Hutchinson, ––– N.C.App. at ––––, 723 S.E.2d at 132–33 (citing Estates, Inc. v. Town of Chapel Hill, 130 N.C.App. 664, 666, 504 S.E.2d 296, 298 (1998), disc. review denied, 350 N.C. 93, 527 S.E.2d 664 (1999). We are unable to find any material distinction between the facts at issue in Hutchinson and the facts at issue here, and the State has not suggested one for our consideration. As a result, given that this Court is bound by its own prior decisions, In re Appeal from Civil Penalty, 324 N.C. 373, 384, 379 S.E.2d 30, 37 (1989) (stating that, “[w]here a panel of the Court of Appeals has decided the same issue, albeit in a different case, a subsequent panel of the same court is bound by that precedent, unless it has been overturned by a higher court”) (citations omitted), we hereby dismiss the State's appeal from the trial court's order and deny the State's alternative certiorari petition.
In addition to noting an appeal from the trial court's order, the State asked “this Court [to] exercise discretion, as appropriate, to afford relief by means of the Writ of Certiorari and/or Appellate Rule 2 in order to preserve the State's civil appeal and all issues raised and argued through this brief.”
APPEAL DISMISSED. Judges CALABRIA and DILLON concur.
Report per Rule 30(e).
(SB4) As a practical matter, the State's failure to properly preserve these issues for appellate review would preclude consideration of the State's challenge to the trial court's order on the merits even if we were to grant the requested writ of certiorari.

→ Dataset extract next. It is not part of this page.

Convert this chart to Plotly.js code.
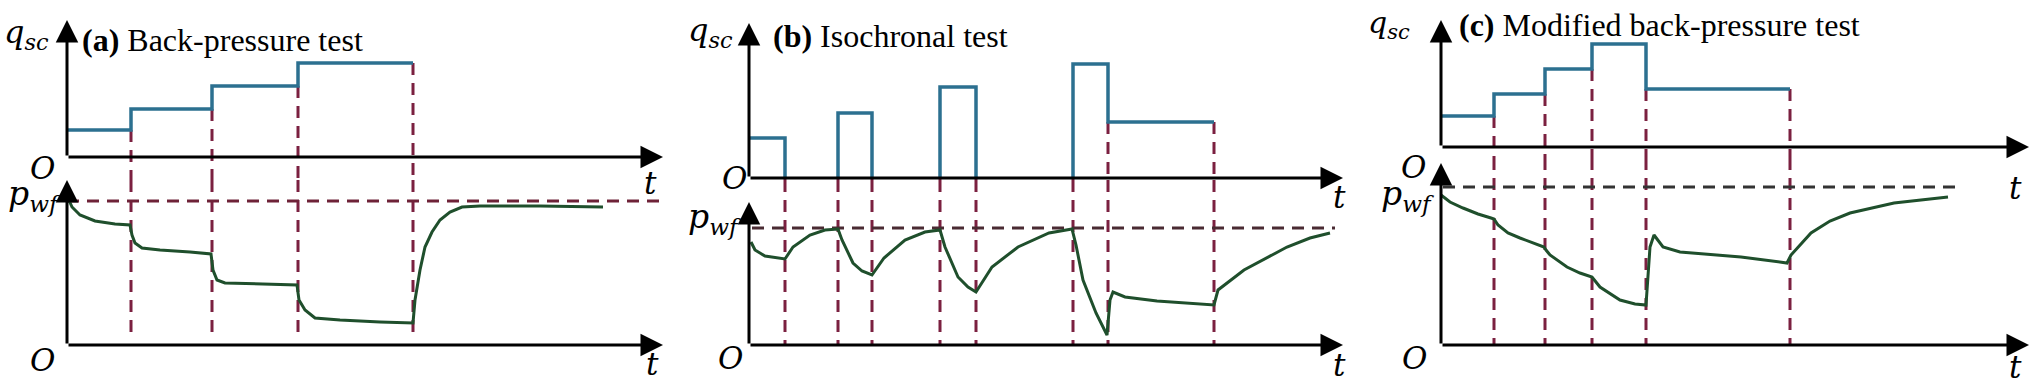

In addition, we are not persuaded that we should overlook the State's failure to properly preserve this issue for appellate review pursuant to N.C.R.App. P. 2 given the State's support for Defendant's motion in the court below. State v. Payne, 280 N.C. 170, 171, 185 S.E.2d 101, 102 (1971) (stating that, “[o]rdinarily, one who causes (or we think joins in causing) the court to commit error is not in a position to repudiate his action and assign as ground for a new trial”). Finally, although the State suggests that the trial court's order exceeded applicable jurisdictional limitations, “not every deviation from required statutory procedures is jurisdictional in nature.” State v. Petty, 212 N.C.App. 368, 711 S.E.2d 509, 513 (2011) (citing Haker–Volkening v. Haker, 143 N.C.App. 688, 693, 547 S.E.2d 127, 130,disc. rev. denied, 354 N.C. 217, 554 S.E.2d 338 (2001) (internal citations omitted). Thus, “[a]fter a careful examination of the record, this Court, in the exercise of its discretion, declines to issue [a] writ of certiorari.” In re Palmer, 265 N.C. 485, 487, 144 S.E.2d 413, 415 (1965).